There are also seven supporting roles, including his. They go onstage to play popular childhood games with the participants, such as jumping rope.

While Heidegger's philosophical book is difficult to read, the drama seeks to guide its audience to ponder such issues as "the existence of self" through recalling childhood memories.

Wang Chong says less than a fourth of the content is about the story of "finding Martin". The rest is about the memories of the participants and the performers that surface during their private conversations.

"The core is not about plot but sincere communication between the participants and performers in a private space. For most of the time, only the two of them are onstage. It's a theatrical performance that allows you to reflect on your own life experience," he says.

When participants are asked what they'd say to their 12-year-old selves, some simply reply, "Having fun is more important than studying."

They also need to think about what they want to say to their future selves, 20 years later.

Audience members have different careers.

One is a fresh university graduate at a crossroads in life as a newbie at her workplace. Another is a scalper-he says he loves watching dramas and explains that reselling tickets is not his primary goal.

Some have shed tears onstage. Two have even written letters to the theater group to share their feelings and offer suggestions about the drama.

Actor Li Jialong would first introduce himself to the participant onstage and engage in idle chitchat. To his surprise, many people are very willing to share their life stories.

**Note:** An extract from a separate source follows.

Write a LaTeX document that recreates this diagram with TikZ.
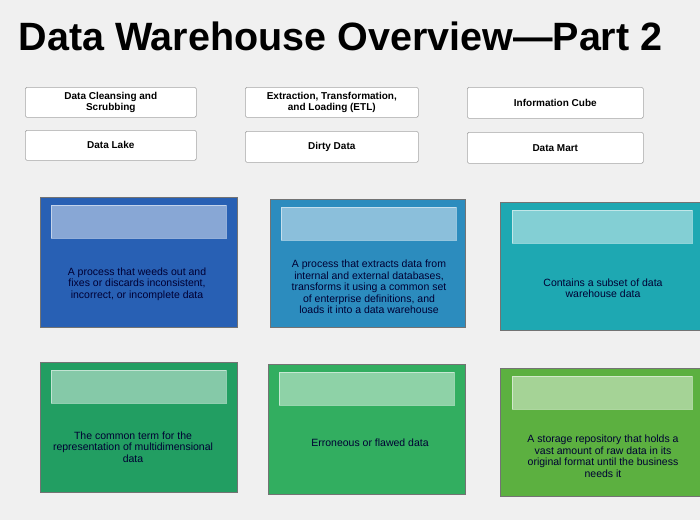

"Martin's story is like a trigger, allowing them to recall their own memories. Some conversations are secrets just between us. In life, it's not easy to start such an in-depth talk with a friend unless you've had a close association for at least half a year," Li says.

"While performing, it's like I'm wearing the mask of the character and my real self is behind that. When there's only one audience member and we have to have eye contact, it's difficult to hide myself. That's the challenging part for me."

He has enjoyed himself to the fullest onstage and realizes that every individual is unique, with wonderful stories of joy and sorrow, irrespective of age, gender or profession, he says.